I Will if You Will - How 'Mutual Wills' Operate
25/09/2013
Mutual wills are Wills that include a binding contract between the parties stating that:
1. each party will leave their property to the mutually agreed beneficiaries, which could include the other;
2. during their lifetime, neither party will revoke or change their Will without the consent of the other; and
3. after the death of one party, the survivor will not alter or revoke their Will to change the mutually agreed beneficiaries.
A Mutual will can be useful in an estate plan for a couple where one or both partners have children from a pre-existing relationship. While the partners in this blended family, say Jason and Nicole, want to leave their assets to each other when one passes away, they may also wish to ensure that each of Jason and Nicole’s estate goes to their respective children.
Without a Mutual will, there is a risk that the surviving partner could change their Will and leave everything to their own children.
If the surviving partner makes a new will and departs from the agreement, the effect of the contract means that the courts will impose a constructive trust over the property inherited by the survivor. This would hold the property on trust for the survivor during their lifetime and after their death, on trust for the beneficiaries specified in the Mutual wills contract.
Due to the creation of the constructive trust, Mutual wills provide a degree of certainty that the gifts in the Mutual will pass to their children as agreed after the death of one of them and the survivor remarries. This creation of the trust also means that a remarriage will not bring a Mutual will gift to an end and, as such, is an exception to the rule that marriage revokes an earlier will.
Mutual wills can be part of an estate plan for couples wanting to protect their family beneficiaries in the event one of them passes away and the survivor wants to remarry.
Mutual wills can also be considered for same-sex couples where the relationship is not recognised in law as constituting a formal marriage. Such couples may wish to ensure that the property goes to their partner under the terms of the contract in the will, and then to their preferred beneficiaries rather than be left to the surviving partner’s family or be dealt with under intestacy.

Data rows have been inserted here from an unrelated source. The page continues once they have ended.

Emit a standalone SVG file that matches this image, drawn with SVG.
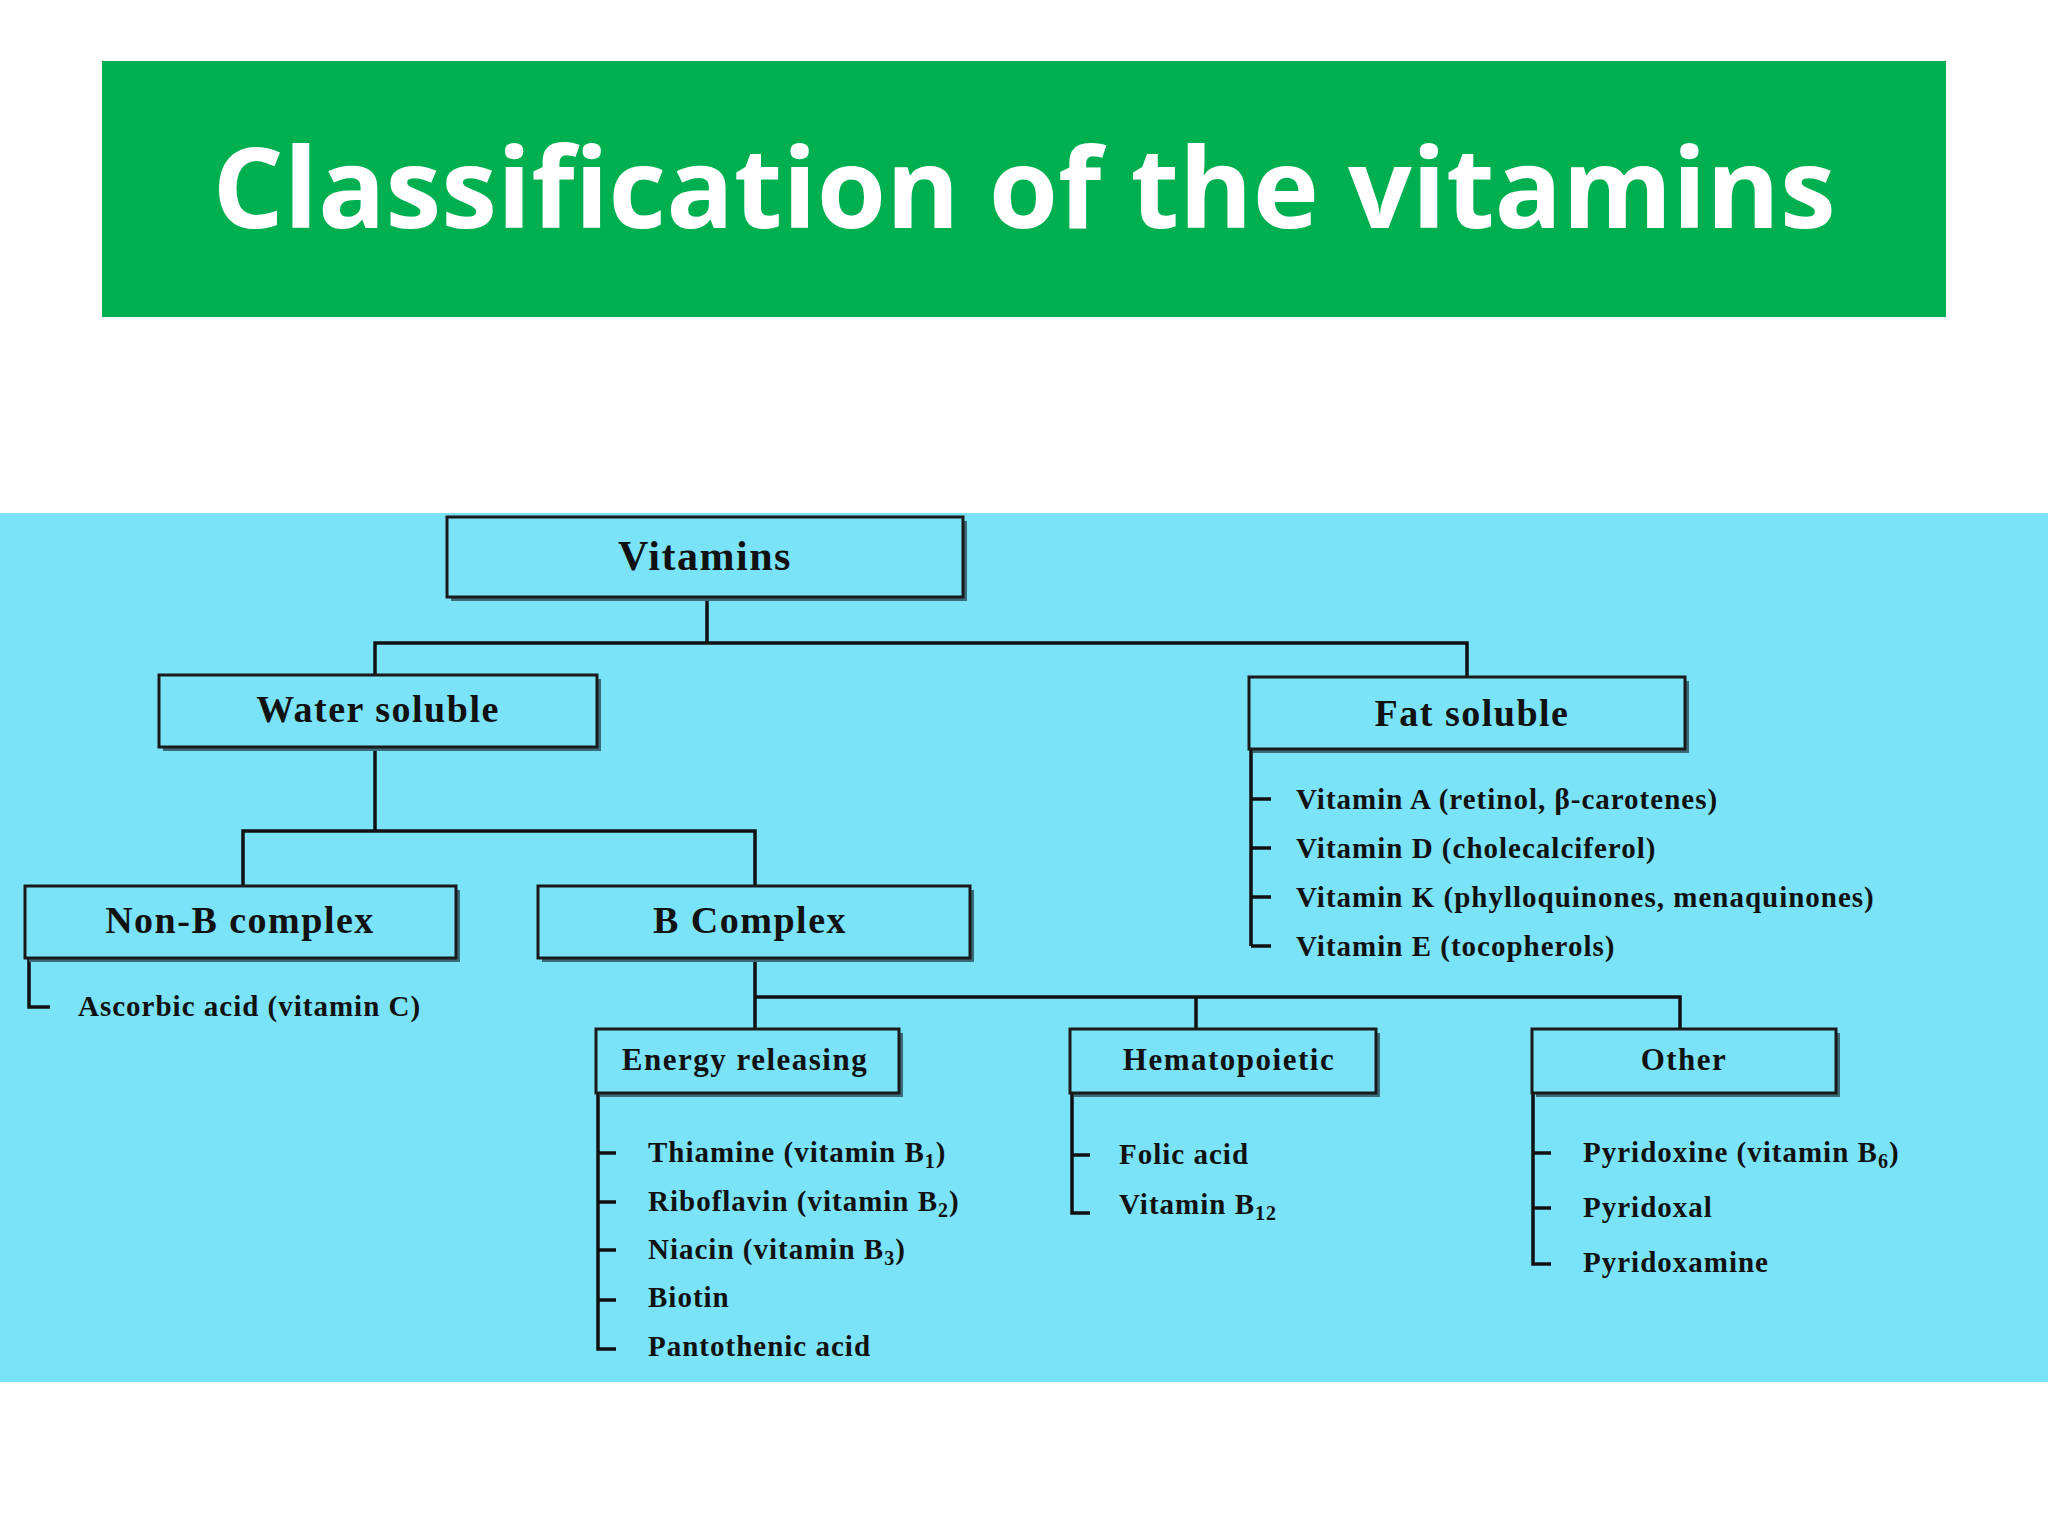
<svg xmlns="http://www.w3.org/2000/svg" width="2048" height="1536" viewBox="0 0 2048 1536">
<style>
.box{fill:#7ae3f8;stroke:#1a1a1a;stroke-width:3}
.sh{fill:#3a6b78}
.bl{font-family:"Liberation Serif",serif;font-weight:bold;fill:#111;text-anchor:middle;letter-spacing:1.5px}
.t{font-family:"Liberation Serif",serif;font-weight:bold;font-size:29px;fill:#111;letter-spacing:1px}
.c line,.c path{stroke:#111;stroke-width:3.5;fill:none}
</style>
<rect width="2048" height="1536" fill="#fff"/>
<rect x="102" y="61" width="1844" height="256" fill="#00b050"/>
<text x="1024" y="228" font-family="'Open Sans',sans-serif" font-weight="bold" font-size="112" fill="#fff" text-anchor="middle">Classification of the vitamins</text>
<rect x="0" y="513" width="2048" height="869" fill="#7ae3f8"/>
<g class="c">
<path d="M707 597V643M375 675V643H1467V677"/>
<path d="M375 747V831M243 886V831H755V886"/>
<path d="M755 957V1029M755 997H1680V1029M1196 997V1029"/>
<path d="M1251 748V946M1251 799H1271M1251 848H1271M1251 897H1271M1251 946H1271"/>
<path d="M29 957V1007H50"/>
<path d="M598 1093V1349H616M598 1153H616M598 1202H616M598 1250H616M598 1300H616"/>
<path d="M1072 1093V1213H1090M1072 1155H1090"/>
<path d="M1533 1093V1264H1551M1533 1153H1551M1533 1208H1551"/>
</g>
<g id="vitamins"><rect class="sh" x="451" y="521" width="516" height="80"/><rect class="box" x="447" y="517" width="516" height="80"/><text class="bl" x="705" y="570" font-size="42">Vitamins</text></g>
<g id="water"><rect class="sh" x="163" y="679" width="438" height="72"/><rect class="box" x="159" y="675" width="438" height="72"/><text class="bl" x="378" y="722" font-size="38">Water soluble</text></g>
<g id="fat"><rect class="sh" x="1253" y="681" width="436" height="72"/><rect class="box" x="1249" y="677" width="436" height="72"/><text class="bl" x="1472" y="726" font-size="38">Fat soluble</text></g>
<g id="nonb"><rect class="sh" x="29" y="890" width="431" height="72"/><rect class="box" x="25" y="886" width="431" height="72"/><text class="bl" x="240" y="933" font-size="38">Non-B complex</text></g>
<g id="bcomplex"><rect class="sh" x="542" y="890" width="432" height="72"/><rect class="box" x="538" y="886" width="432" height="72"/><text class="bl" x="750" y="933" font-size="38">B Complex</text></g>
<g id="energy"><rect class="sh" x="600" y="1033" width="303" height="64"/><rect class="box" x="596" y="1029" width="303" height="64"/><text class="bl" x="745" y="1070" font-size="31">Energy releasing</text></g>
<g id="hemato"><rect class="sh" x="1074" y="1033" width="306" height="64"/><rect class="box" x="1070" y="1029" width="306" height="64"/><text class="bl" x="1229" y="1070" font-size="31">Hematopoietic</text></g>
<g id="other"><rect class="sh" x="1536" y="1033" width="304" height="64"/><rect class="box" x="1532" y="1029" width="304" height="64"/><text class="bl" x="1684" y="1070" font-size="31">Other</text></g>
<g id="fatlist">
<text class="t" x="1296" y="809">Vitamin A (retinol, β-carotenes)</text>
<text class="t" x="1296" y="858">Vitamin D (cholecalciferol)</text>
<text class="t" x="1296" y="907">Vitamin K (phylloquinones, menaquinones)</text>
<text class="t" x="1296" y="956">Vitamin E (tocopherols)</text>
</g>
<g id="nonblist"><text class="t" x="78" y="1016">Ascorbic acid (vitamin C)</text></g>
<g id="energylist">
<text class="t" x="648" y="1162">Thiamine (vitamin B<tspan font-size="20" dy="6">1</tspan><tspan dy="-6">)</tspan></text>
<text class="t" x="648" y="1211">Riboflavin (vitamin B<tspan font-size="20" dy="6">2</tspan><tspan dy="-6">)</tspan></text>
<text class="t" x="648" y="1259">Niacin (vitamin B<tspan font-size="20" dy="6">3</tspan><tspan dy="-6">)</tspan></text>
<text class="t" x="648" y="1307">Biotin</text>
<text class="t" x="648" y="1356">Pantothenic acid</text>
</g>
<g id="hematolist">
<text class="t" x="1119" y="1164">Folic acid</text>
<text class="t" x="1119" y="1214">Vitamin B<tspan font-size="20" dy="6">12</tspan></text>
</g>
<g id="otherlist">
<text class="t" x="1583" y="1162">Pyridoxine (vitamin B<tspan font-size="20" dy="6">6</tspan><tspan dy="-6">)</tspan></text>
<text class="t" x="1583" y="1217">Pyridoxal</text>
<text class="t" x="1583" y="1272">Pyridoxamine</text>
</g>
</svg>
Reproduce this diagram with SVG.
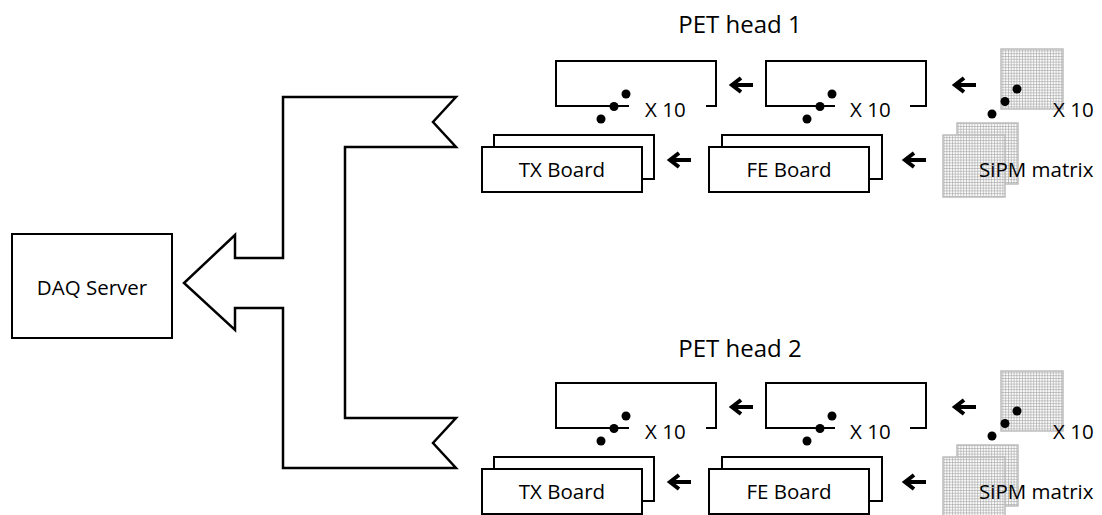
<svg xmlns="http://www.w3.org/2000/svg" xmlns:xlink="http://www.w3.org/1999/xlink" width="1102" height="515" viewBox="0 0 1102 515">
<style>
.box{fill:#fff;stroke:#000;stroke-width:2}
.br{fill:none;stroke:#000;stroke-width:2}
.t{font-family:"Open Sans","Liberation Sans",sans-serif;font-size:20.5px;fill:#000}
.th{font-family:"Open Sans","Liberation Sans",sans-serif;font-size:24px;fill:#000}
.dot{fill:#000}
.sipm{fill:url(#grid);stroke:#bdbdbd;stroke-width:1.5}
.arr{fill:none;stroke:#000;stroke-width:4;stroke-linejoin:miter}
.big{fill:#fff;stroke:#000;stroke-width:2.5;stroke-linejoin:miter}
</style>
<defs>
<pattern id="grid" patternUnits="userSpaceOnUse" x="0" y="0" width="2.8" height="2.8">
<rect width="2.8" height="2.8" fill="#fafafa"/>
<path d="M0,0.4H2.8M0.4,0V2.8" stroke="#9e9e9e" stroke-width="0.6"/>
</pattern>
<g id="sarr"><path class="arr" d="M24,0H4M12,-7L3,0L12,7"/></g>
<g id="dots3"><circle class="dot" cx="25" cy="0" r="4.5"/><circle class="dot" cx="13" cy="12.5" r="4.5"/><circle class="dot" cx="0" cy="25" r="4.5"/></g>
</defs>

<g id="daq-server">
<rect class="box" x="12" y="234" width="160" height="104"/>
<text class="t" x="92" y="295" text-anchor="middle">DAQ Server</text>
</g>

<g id="connectors">
<path class="big" d="M456,97 L433,122 L456,147 L345,147 L345,418 L456,418 L433,443 L456,468 L283,468 L283,308 L235,308 L235,330 L184,283 L235,235 L235,258 L283,258 L283,97 Z"/>
<use href="#sarr" x="729" y="85"/>
<use href="#sarr" x="952" y="85"/>
<use href="#sarr" x="667" y="160"/>
<use href="#sarr" x="902" y="160"/>
<use href="#sarr" x="729" y="407"/>
<use href="#sarr" x="952" y="407"/>
<use href="#sarr" x="667" y="482"/>
<use href="#sarr" x="902" y="482"/>
</g>

<g id="head1">
<text class="th" x="740" y="33" text-anchor="middle">PET head 1</text>
<g id="tx-bracket-1">
<path class="br" d="M629,106H556V61H716V106H706"/>
<use href="#dots3" x="601" y="94"/>
<text class="t" x="645" y="117">X 10</text>
</g>
<g id="fe-bracket-1">
<path class="br" d="M835,106H766V61H926V106H910"/>
<use href="#dots3" x="807" y="94"/>
<text class="t" x="850" y="117">X 10</text>
</g>
<g id="sipm-stack-1">
<rect class="sipm" x="1001" y="49" width="62" height="60"/>
<use href="#dots3" x="992" y="89"/>
<text class="t" x="1053" y="117">X 10</text>
</g>
<g id="tx-board-1">
<rect class="box" x="494" y="135" width="160" height="44"/>
<rect class="box" x="482" y="147" width="160" height="45"/>
<text class="t" x="562" y="177" text-anchor="middle">TX Board</text>
</g>
<g id="fe-board-1">
<rect class="box" x="722" y="135" width="160" height="44"/>
<rect class="box" x="709" y="147" width="160" height="45"/>
<text class="t" x="789" y="177" text-anchor="middle">FE Board</text>
</g>
<g id="sipm-matrix-1">
<rect class="sipm" x="957" y="123" width="61" height="61"/>
<rect class="sipm" x="943" y="135" width="62" height="62"/>
<text class="t" x="979" y="177">SiPM matrix</text>
</g>
</g>

<g id="head2" transform="translate(0,322)">
<text class="th" x="740" y="35" text-anchor="middle">PET head 2</text>
<g id="tx-bracket-2">
<path class="br" d="M629,106H556V61H716V106H706"/>
<use href="#dots3" x="601" y="94"/>
<text class="t" x="645" y="117">X 10</text>
</g>
<g id="fe-bracket-2">
<path class="br" d="M835,106H766V61H926V106H910"/>
<use href="#dots3" x="807" y="94"/>
<text class="t" x="850" y="117">X 10</text>
</g>
<g id="sipm-stack-2">
<rect class="sipm" x="1001" y="49" width="62" height="60"/>
<use href="#dots3" x="992" y="89"/>
<text class="t" x="1053" y="117">X 10</text>
</g>
<g id="tx-board-2">
<rect class="box" x="494" y="135" width="160" height="44"/>
<rect class="box" x="482" y="147" width="160" height="45"/>
<text class="t" x="562" y="177" text-anchor="middle">TX Board</text>
</g>
<g id="fe-board-2">
<rect class="box" x="722" y="135" width="160" height="44"/>
<rect class="box" x="709" y="147" width="160" height="45"/>
<text class="t" x="789" y="177" text-anchor="middle">FE Board</text>
</g>
<g id="sipm-matrix-2">
<rect class="sipm" x="957" y="123" width="61" height="61"/>
<rect class="sipm" x="943" y="135" width="62" height="62"/>
<text class="t" x="979" y="177">SiPM matrix</text>
</g>
</g>
</svg>
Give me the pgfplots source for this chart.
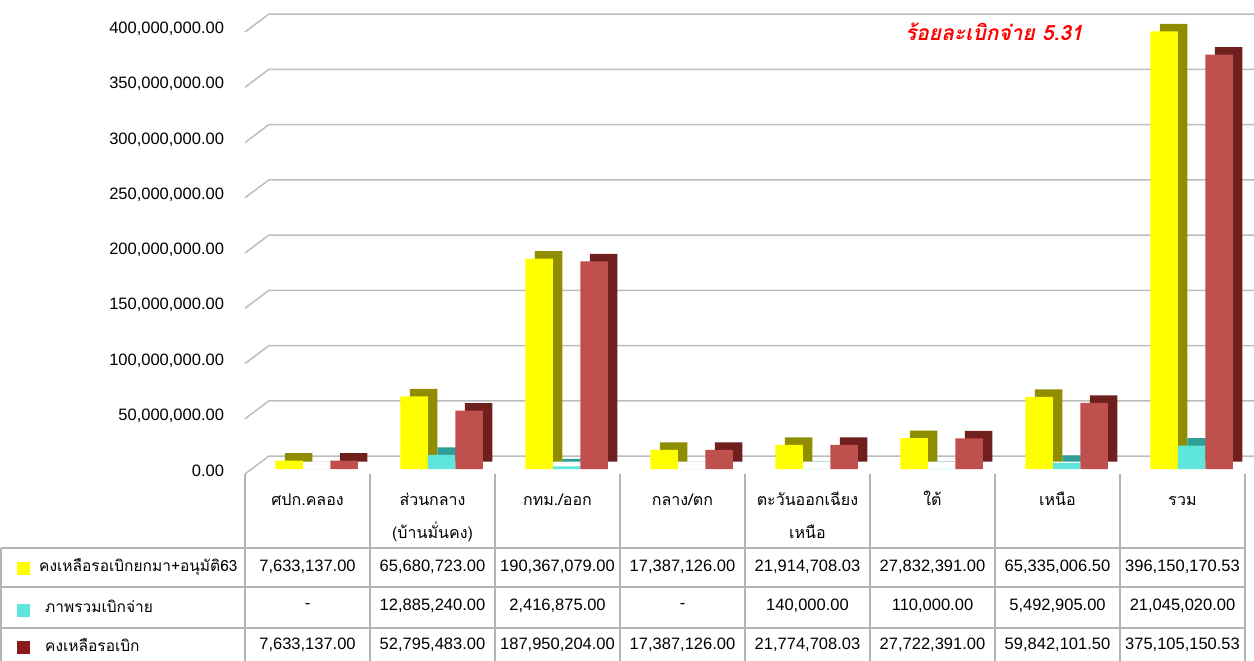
\documentclass[border=0pt]{standalone}
\usepackage{fontspec}
\usepackage{pgfplots}
\usepackage{pgfplotstable}
\pgfplotsset{compat=1.18}
\setmainfont{Liberation Sans}
\newfontfamily\thaifont[Script=Thai]{Loma}
\definecolor{gridc}{HTML}{BDBDBD}
\definecolor{tabc}{HTML}{B4B4B4}
\definecolor{yfront}{HTML}{FFFF00}
\definecolor{yside}{HTML}{8E8E00}
\definecolor{cfront}{HTML}{5FE6DC}
\definecolor{cside}{HTML}{2E9E97}
\definecolor{rfront}{HTML}{C0504D}
\definecolor{rside}{HTML}{6E1F1E}
\definecolor{rleg}{HTML}{8B1A1A}

\pgfplotstableread{
x a b c
0.5 7633137.00 0 7633137.00
1.5 65680723.00 12885240.00 52795483.00
2.5 190367079.00 2416875.00 187950204.00
3.5 17387126.00 0 17387126.00
4.5 21914708.03 140000.00 21774708.03
5.5 27832391.00 110000.00 27722391.00
6.5 65335006.50 5492905.00 59842101.50
7.5 396150170.53 21045020.00 375105150.53
}\datatable

\begin{document}
\begin{tikzpicture}
\useasboundingbox (0pt,-661pt) rectangle (1254pt,0pt);
\begin{axis}[
  at={(245pt,-469pt)}, anchor=south west,
  scale only axis, width=1000pt, height=442pt,
  xmin=0, xmax=8, ymin=0, ymax=400000000,
  axis line style={draw=none},
  major tick length=0pt,
  scaled y ticks=false,
  ytick={0,50000000,100000000,150000000,200000000,250000000,300000000,350000000,400000000},
  yticklabels={{0.00},{50,000,000.00},{100,000,000.00},{150,000,000.00},{200,000,000.00},{250,000,000.00},{300,000,000.00},{350,000,000.00},{400,000,000.00}},
  yticklabel style={font=\fontsize{16.5}{19}\selectfont, anchor=east, xshift=-17.5pt, yshift=-2pt},
  xtick={0.5,1.5,2.5,3.5,4.5,5.5,6.5,7.5},
  xticklabels={{\strut ศปก.คลอง},{\strut ส่วนกลาง\\\strut (บ้านมั่นคง)},{\strut กทม./ออก},{\strut กลาง/ตก},{\strut ตะวันออกเฉียง\\\strut เหนือ},{\strut ใต้},{\strut เหนือ},{\strut รวม}},
  xticklabel style={font=\thaifont\fontsize{16}{33}\selectfont, align=center, anchor=north, inner sep=0pt, yshift=-12.9pt},
  ybar, bar width=27.5pt,
  clip=false,
]
\pgfplotsinvokeforeach{0,50000000,100000000,150000000,200000000,250000000,300000000,350000000,400000000}{
  \draw[gridc, line width=1.5pt] (axis cs:0,#1) ++(0pt,-5pt) -- ++(24pt,18pt) -- ++(1000pt,0pt);
}
\addplot[fill=yside, draw=none, bar shift=-18.5pt, xshift=9.5pt, yshift=7.5pt] table[x=x,y=a]{\datatable};
\addplot[fill=yfront, draw=none, bar shift=-18.5pt] table[x=x,y=a]{\datatable};
\addplot[fill=cside, draw=none, bar shift=9pt, xshift=9.5pt, yshift=7.5pt] table[x=x,y=b]{\datatable};
\addplot[fill=cfront, draw=none, bar shift=9pt] table[x=x,y=b]{\datatable};
\addplot[fill=rside, draw=none, bar shift=36.5pt, xshift=9.5pt, yshift=7.5pt] table[x=x,y=c]{\datatable};
\addplot[fill=rfront, draw=none, bar shift=36.5pt] table[x=x,y=c]{\datatable};
\end{axis}

\begin{scope}[x=1pt, y=-1pt]
% title
\node[text=red, font=\thaifont\bfseries\itshape\fontsize{21}{24}\selectfont] at (994,32) {ร้อยละเบิกจ่าย 5.31};
% table lines
\foreach \xx in {245,370,495,620,745,870,995,1120,1245}
  \draw[tabc, line width=1.5pt] (\xx,474) -- (\xx,661);
\draw[tabc, line width=1.5pt] (1,548) -- (1,661);
\foreach \yy in {548,587,628}
  \draw[tabc, line width=1.5pt] (1,\yy) -- (1245,\yy);
% legend keys
\fill[yfront] (17,562) rectangle (30,575);
\fill[cfront] (17,604) rectangle (30,617);
\fill[rleg] (17,641) rectangle (30,654);
\node[anchor=west, font=\thaifont\fontsize{15.5}{19}\selectfont, inner sep=0pt] at (39,567) {คงเหลือรอเบิกยกมา+อนุมัติ63};
\node[anchor=west, font=\thaifont\fontsize{15.5}{19}\selectfont, inner sep=0pt] at (45,606) {ภาพรวมเบิกจ่าย};
\node[anchor=west, font=\thaifont\fontsize{15.5}{19}\selectfont, inner sep=0pt] at (45,645) {คงเหลือรอเบิก};
% values
\def\rowA{{7,633,137.00},{65,680,723.00},{190,367,079.00},{17,387,126.00},{21,914,708.03},{27,832,391.00},{65,335,006.50},{396,150,170.53}}
\foreach \v [count=\i from 0] in \rowA
  \node[font=\fontsize{16.5}{19}\selectfont] at (307.5+125*\i,567) {\v};
\def\rowB{{-},{12,885,240.00},{2,416,875.00},{-},{140,000.00},{110,000.00},{5,492,905.00},{21,045,020.00}}
\foreach \v [count=\i from 0] in \rowB
  \node[font=\fontsize{16.5}{19}\selectfont] at (307.5+125*\i,606) {\v};
\def\rowC{{7,633,137.00},{52,795,483.00},{187,950,204.00},{17,387,126.00},{21,774,708.03},{27,722,391.00},{59,842,101.50},{375,105,150.53}}
\foreach \v [count=\i from 0] in \rowC
  \node[font=\fontsize{16.5}{19}\selectfont] at (307.5+125*\i,645) {\v};
\end{scope}
\end{tikzpicture}
\end{document}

A risk in a Mutual will is that the survivor "fritters away" the assets, transfers property to their own children, or gives it away to someone else during their lifetime so that there is nothing left to inherit for the intended beneficiaries.
One way to safeguard this is to provide a life estate in respect of those assets so that the partner enjoys the benefit of possession and of the income from the particular property but does not have the right to sell it. On the death of the first party, if there is a risk of loss of, say, real property, the intended beneficiaries could place a caveat on the property to prevent it from being transferred to someone else.
In the case of personal property, like a portfolio of shares, the family boat, or a share of a business, the beneficiaries could seek injunctive relief in Court to prevent the survivor from selling these assets.
Mutual wills have the benefit of giving the survivor reasonably unrestrained enjoyment of the property, but with an obligation to preserve it and pass it on to the children of one or both relationships. Properly constructed, such Wills can protect the interests of your intended beneficiaries.